A prenup that ignores the basic enforceability requirements is just an expensive piece of paper. Roughly half the states follow the Uniform Premarital Agreement Act or a close variant, which provides a common framework, though the details vary by jurisdiction.
Both parties must provide a complete and honest accounting of their assets, debts, and income before signing. This typically means attaching detailed financial schedules listing every bank account, investment, piece of real estate, retirement account, and outstanding debt. If one party hides a significant asset and the other spouse later discovers it, a court can void the agreement entirely on the grounds that the disadvantaged spouse couldn’t have made an informed decision.
Both parties must sign willingly, without threats, coercion, or undue pressure. Timing is a major factor courts examine. Presenting a prenup days before the wedding, after invitations have been sent and deposits paid, creates a strong inference of duress. While no universal rule requires a specific number of days in advance, signing several months before the ceremony makes the agreement far more defensible. Courts look at whether each party had a genuine opportunity to review the terms, ask questions, and walk away.
Each party should have their own attorney. Sharing a single lawyer creates a conflict of interest, and it opens the door to a later argument that one spouse didn’t fully understand what they were giving up. Some states treat the absence of independent counsel as a factor weighing against enforceability, and a few require it outright for certain provisions like spousal support waivers.
A prenup must be in writing and signed by both parties. Most states require notarization. Oral prenuptial agreements are not enforceable anywhere in the United States.

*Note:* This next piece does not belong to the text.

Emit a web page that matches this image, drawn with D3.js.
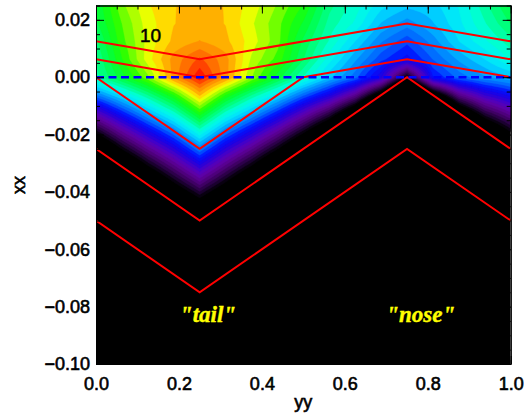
<!DOCTYPE html>
<html>
<head>
<meta charset="utf-8">
<script src="https://cdn.jsdelivr.net/npm/d3@7"></script>
<style>
  body { margin: 0; background: #fff; }
</style>
</head>
<body>
<div id="chart"></div>
<script>
// grid of the contoured field (colour index 0..1)
const gridX = [0, 0.0625, 0.125, 0.1875, 0.25, 0.3125, 0.375, 0.4375, 0.5,
               0.5625, 0.625, 0.6875, 0.75, 0.8125, 0.875, 0.9375, 1.0];
const gridY = [0.025, 0.01875, 0.0125, 0.00625, 0, -0.00625, -0.0125, -0.01875,
               -0.025, -0.03125, -0.0375, -0.04375, -0.05];
const field = [
  [0.67, 0.77, 0.83, 0.86, 0.87, 0.86, 0.82, 0.775, 0.72, 0.62, 0.57, 0.51, 0.48, 0.49, 0.53, 0.60, 0.67],
  [0.66, 0.75, 0.82, 0.86, 0.875, 0.86, 0.81, 0.76, 0.69, 0.60, 0.55, 0.47, 0.43, 0.47, 0.52, 0.58, 0.64],
  [0.63, 0.74, 0.815, 0.868, 0.89, 0.868, 0.82, 0.76, 0.66, 0.58, 0.50, 0.42, 0.37, 0.43, 0.50, 0.55, 0.60],
  [0.61, 0.72, 0.82, 0.90, 0.95, 0.90, 0.80, 0.74, 0.64, 0.54, 0.45, 0.37, 0.32, 0.39, 0.45, 0.50, 0.56],
  [0.60, 0.68, 0.77, 0.90, 0.995, 0.90, 0.78, 0.68, 0.58, 0.48, 0.40, 0.28, -0.01, 0.33, 0.40, 0.44, 0.47],
  [0.41, 0.51, 0.61, 0.72, 0.866, 0.72, 0.61, 0.51, 0.394, 0.29, 0.15, -0.08, -0.4, -0.10, 0.137, 0.25, 0.316],
  [0.21, 0.34, 0.46, 0.57, 0.716, 0.57, 0.46, 0.34, 0.208, 0.07, -0.12, -0.45, -0.8, -0.45, -0.125, 0.055, 0.16],
  [0.02, 0.17, 0.30, 0.42, 0.565, 0.42, 0.30, 0.17, 0.022, -0.14, -0.40, -0.8, -1, -0.8, -0.4, -0.14, 0.007],
  [-0.17, 0.003, 0.145, 0.27, 0.415, 0.27, 0.145, 0.003, -0.16, -0.35, -0.6, -1, -1, -1, -0.7, -0.33, -0.15],
  [-0.35, -0.17, -0.01, 0.125, 0.263, 0.125, -0.01, -0.17, -0.35, -0.6, -1, -1, -1, -1, -1, -0.6, -0.35],
  [-0.55, -0.35, -0.17, -0.02, 0.113, -0.02, -0.17, -0.35, -0.55, -1, -1, -1, -1, -1, -1, -1, -0.55],
  [-0.75, -0.55, -0.33, -0.17, -0.04, -0.17, -0.33, -0.55, -0.75, -1, -1, -1, -1, -1, -1, -1, -0.75],
  [-1, -0.75, -0.5, -0.33, -0.19, -0.33, -0.5, -0.75, -1, -1, -1, -1, -1, -1, -1, -1, -1]
];

// red zigzag lines
const lineX = [0, 0.25, 0.75, 1];
const lineA = [0.0125, 0.00625, 0.01875, 0.0125];
const lineB = [0.00625, 0, 0.0125, 0.00625];
const lineCX = [0, 0.25, 0.5, 0.75, 1];
const lineC = [0, -0.025, 0, 0.00625, 0];
const lineD = [-0.025, -0.05, 0, -0.025];
const lineE = [-0.05, -0.075, -0.025, -0.05];

const xTicks = [0, 0.2, 0.4, 0.6, 0.8, 1.0];
const yTicks = [-0.10, -0.08, -0.06, -0.04, -0.02, 0.00, 0.02];

// colour table (rainbow, black at the bottom)
const cmapStops = [0, 0.05, 0.11, 0.17, 0.22, 0.28, 0.34, 0.39, 0.45, 0.50, 0.56,
                   0.61, 0.67, 0.73, 0.77, 0.80, 0.83, 0.86, 0.89, 0.93, 0.97, 1.0];
const cmapColors = ["#000000", "#200038", "#480070", "#6000a0", "#5000c0", "#2000e0",
                    "#0010ff", "#0060ff", "#00a0ff", "#00e0ff", "#00ffe0", "#00ff90",
                    "#00ff40", "#20ff00", "#80ff00", "#c0ff00", "#ffff00", "#ffc000",
                    "#ffa000", "#ff7000", "#ff3000", "#ff0000"];

const width = 530, height = 418;
const mLeft = 96, mRight = 510.7, mTop = 5.5, mBottom = 364;
const sansFont = "'Liberation Sans', Arial, sans-serif";

const svg = d3.select("#chart").append("svg")
  .attr("width", width).attr("height", height)
  .style("font-family", sansFont);

const x = d3.scaleLinear().domain([0, 1]).range([mLeft, mRight]);
const y = d3.scaleLinear().domain([-0.10, 0.025]).range([mBottom, mTop]);
const cmap = d3.scaleLinear().domain(cmapStops).range(cmapColors).clamp(true);

svg.append("clipPath").attr("id", "plotclip")
  .append("rect").attr("x", mLeft).attr("y", mTop)
  .attr("width", mRight - mLeft).attr("height", mBottom - mTop);

const plot = svg.append("g").attr("clip-path", "url(#plotclip)");

plot.append("rect").attr("x", mLeft).attr("y", mTop)
  .attr("width", mRight - mLeft).attr("height", mBottom - mTop).attr("fill", "#000");

// contours: refine the grid bilinearly so the bands render smoothly
const f = 4;
const nx = gridX.length, ny = gridY.length;
const fx = (nx - 1) * f + 1, fy = (ny - 1) * f + 1;
const fine = new Array(fx * fy);
for (let j = 0; j < fy; j++) {
  const gj = j / f, j0 = Math.min(Math.floor(gj), ny - 2), tj = gj - j0;
  for (let i = 0; i < fx; i++) {
    const gi = i / f, i0 = Math.min(Math.floor(gi), nx - 2), ti = gi - i0;
    const a = field[j0][i0], b = field[j0][i0 + 1];
    const c = field[j0 + 1][i0], d = field[j0 + 1][i0 + 1];
    fine[j * fx + i] = (a * (1 - ti) + b * ti) * (1 - tj) + (c * (1 - ti) + d * ti) * tj;
  }
}

const nLev = 36, step = 1 / nLev;
const levels = d3.range(nLev).map(k => k * step);
const dxg = (gridX[1] - gridX[0]) / f, dyg = (gridY[1] - gridY[0]) / f;
const proj = d3.geoTransform({
  point(px, py) {
    this.stream.point(x(gridX[0] + (px - 0.5) * dxg), y(gridY[0] + (py - 0.5) * dyg));
  }
});
const contours = d3.contours().size([fx, fy]).thresholds(levels)(fine);

plot.append("g").selectAll("path")
  .data(contours)
  .join("path")
  .attr("d", d3.geoPath(proj))
  .attr("fill", d => cmap(d.value + step / 2))
  .attr("stroke", d => cmap(d.value + step / 2))
  .attr("stroke-width", 0.3);

// lines
const line = d3.line().x(d => x(d[0])).y(d => y(d[1]));
[[lineX, lineA], [lineX, lineB], [lineCX, lineC], [lineX, lineD], [lineX, lineE]].forEach(([xs, ys]) => {
  plot.append("path")
    .attr("d", line(xs.map((v, i) => [v, ys[i]])))
    .attr("fill", "none").attr("stroke", "#ff0000").attr("stroke-width", 2);
});

plot.append("path")
  .attr("d", line([[0, 0], [1, 0]]))
  .attr("stroke", "#0000ff").attr("stroke-width", 2.6)
  .attr("stroke-dasharray", "8,4.5");

// annotations
plot.append("text").attr("x", x(0.106)).attr("y", y(0.0124))
  .attr("font-size", 19).attr("fill", "#000")
  .attr("stroke", "#000").attr("stroke-width", 0.5).text("10");

[["\"tail\"", 0.27], ["\"nose\"", 0.783]].forEach(([t, xv]) => {
  plot.append("text").attr("x", x(xv)).attr("y", y(-0.0853))
    .attr("text-anchor", "middle")
    .style("font-family", "'Liberation Serif', 'Times New Roman', serif")
    .style("font-style", "italic").style("font-weight", "bold")
    .attr("font-size", 23).attr("fill", "#ffff00")
    .attr("stroke", "#ffff00").attr("stroke-width", 0.4).text(t);
});

// axes, ticks pointing inward
const minorX = d3.range(0, 1.0001, 0.05);
const minorY = d3.range(-0.10, 0.0251, 0.005);

function styleAxis(g) {
  g.selectAll("path").attr("stroke", "#000");
  g.selectAll("line").attr("stroke", "#000");
  g.selectAll("text").attr("font-size", 18).attr("fill", "#000")
    .attr("font-family", sansFont)
    .attr("stroke", "#000").attr("stroke-width", 0.6);
}

svg.append("g").attr("transform", `translate(0,${mBottom})`)
  .call(d3.axisBottom(x).tickValues(xTicks).tickFormat(d3.format(".1f"))
    .tickSizeInner(-8).tickSizeOuter(0).tickPadding(13))
  .call(styleAxis);
svg.append("g").attr("transform", `translate(0,${mBottom})`)
  .call(d3.axisBottom(x).tickValues(minorX).tickFormat("").tickSizeInner(-4).tickSizeOuter(0))
  .call(styleAxis);
svg.append("g").attr("transform", `translate(0,${mTop})`)
  .call(d3.axisTop(x).tickValues(xTicks).tickFormat("").tickSizeInner(-8).tickSizeOuter(0))
  .call(styleAxis);
svg.append("g").attr("transform", `translate(0,${mTop})`)
  .call(d3.axisTop(x).tickValues(minorX).tickFormat("").tickSizeInner(-4).tickSizeOuter(0))
  .call(styleAxis);

svg.append("g").attr("transform", `translate(${mLeft},0)`)
  .call(d3.axisLeft(y).tickValues(yTicks).tickFormat(d3.format(".2f"))
    .tickSizeInner(-8).tickSizeOuter(0).tickPadding(6))
  .call(styleAxis);
svg.append("g").attr("transform", `translate(${mLeft},0)`)
  .call(d3.axisLeft(y).tickValues(minorY).tickFormat("").tickSizeInner(-4).tickSizeOuter(0))
  .call(styleAxis);
svg.append("g").attr("transform", `translate(${mRight},0)`)
  .call(d3.axisRight(y).tickValues(yTicks).tickFormat("").tickSizeInner(-8).tickSizeOuter(0))
  .call(styleAxis);
svg.append("g").attr("transform", `translate(${mRight},0)`)
  .call(d3.axisRight(y).tickValues(minorY).tickFormat("").tickSizeInner(-4).tickSizeOuter(0))
  .call(styleAxis);

// axis titles
svg.append("text").attr("x", x(0.5)).attr("y", 408)
  .attr("text-anchor", "middle").attr("font-size", 18)
  .attr("stroke", "#000").attr("stroke-width", 0.6).text("yy");
svg.append("text").attr("transform", "translate(25,185) rotate(-90)")
  .attr("text-anchor", "middle").attr("font-size", 18)
  .attr("stroke", "#000").attr("stroke-width", 0.6).text("xx");
</script>
</body>
</html>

Attorney fees for a prenup generally range from $1,500 to $10,000 or more, depending on the complexity of the couple’s finances, the number of provisions being negotiated, and where the attorneys practice. Because each spouse needs independent counsel, the total cost is effectively doubled. A straightforward agreement for a couple with modest assets and no business interests will land at the lower end. A prenup involving multiple business entities, trusts, or cross-border tax issues can run well above the high end. Notary fees for the signing are typically minimal, ranging from $25 to $50 in most areas.
The cost can feel steep for a document you hope never to use, but it’s a fraction of what contested divorce litigation costs when there’s no agreement in place. Couples who skip the prenup to save a few thousand dollars sometimes spend tens of thousands fighting over the exact issues the prenup would have resolved.